Like the U.S. Space Force itself, the National Space Intelligence Center (NSIC) is small — about a tenth of the size of the National Air and Space Intelligence Center (NASIC), both anchored at Wright-Patterson Air Force Base.

But both the Space Force and the NSIC have an outsized impact, Space Force Col. Marqus Randall, NSIC commander, told a Dayton Defense group luncheon Friday.

Their work has resulted in economic sanctions, diplomatic démarches and memos to the president, said Randall, first commander of NSIC, which was stood up last June in a ceremony at Wright State University’s Ervin Nutter Center.

“Be proud of your Guardians,” Randall told the gathering at the Hilton Garden Inn, eight months to the day he assumed command.

NSIC or “Space Delta 18″ — identified as the 18th member of the federal intelligence community — delivers scientific and technical intelligence to help national leaders and warfighters act in the realm of space.

Space Delta 18 was activated with two squadrons shifted from NASIC. Both NSIC and NASIC are intelligence-gathering organizations of national import.

“We have two three-letter agencies in our very own backyard,” said Elaine Bryant, the Dayton Development Coalition’s executive vice president, aerospace and defense, comparing NASIC and NSIC to the CIA and similar agencies. Bryant herself, a retired Air Force officer, has worked for NASIC.

Randall formerly served as the chief, Intelligence, Surveillance, Reconnaissance (ISR), for Space Force at the Pentagon. He said Friday that Wright-Patterson — with well over 30,000 military and civilian employees — is home already to anywhere from a third to a half of the Space Force’s entire ISR enterprise.

While NSIC has just under 400 employees, the much older NASIC —with roots in Wright-Patterson’s Air Technical Intelligence Center and Foreign Technology Division — has some 4,000.

With relatively few people, Delta 18 helps monitor China’s 700-plus satellites, including the 100 or so launches in the past year, Randall said. The three-year-old Space Force was watching as Russia blew up one of its own satellites in late 2021. And NASIC and NSIC help watch the Russian war in Ukraine.

“For the past six months, it has been controlled chaos, to be honest with you,” Randall said.

NSIC’s charge from National Intelligence Director Avril Haines was the consolidation, ultimately, of all space intelligence focus areas, Randall said.

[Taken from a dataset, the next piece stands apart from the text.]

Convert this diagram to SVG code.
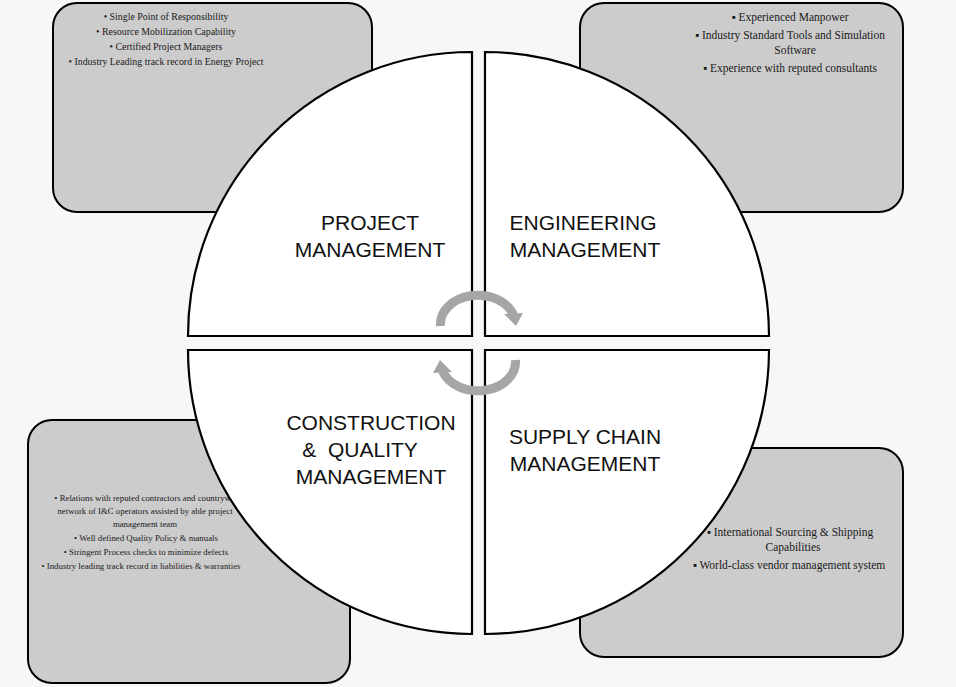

“There is going to be ongoing discussions as to what space intelligence or space-related intelligence functions in other places may eventually get integrated into the center,” he said. “Some may be fully (integrated), some may be partially, some may very well not be at all. It’s what makes sense for our nation.

“Those conversations have started. There have been no decisions made,” he added.

Delta 18 and Space Force guard the constellation of satellites that make possible the global positioning system on which we all rely for commerce and pleasure, Randall said.

“Guess what? Without that constellation, you and I are lost every day,” Randall said.

In general, Delta 18 and NASIC are charged with monitoring what objects are going up, what those objects are doing and with what intentions, he said.

When questioned sometimes about why the nation needs a military branch devoted to space, Randall said his response is: “Why not a Space Force? Space is vital to everyone.”

Last June, officials said 345 uniformed and civilian NSIC employees will continue to work with NASIC. In fact, many employees reassigned to NSIC from NASIC will continue their duties at their same desks, a Space Force spokeswoman told the Dayton Daily News last June.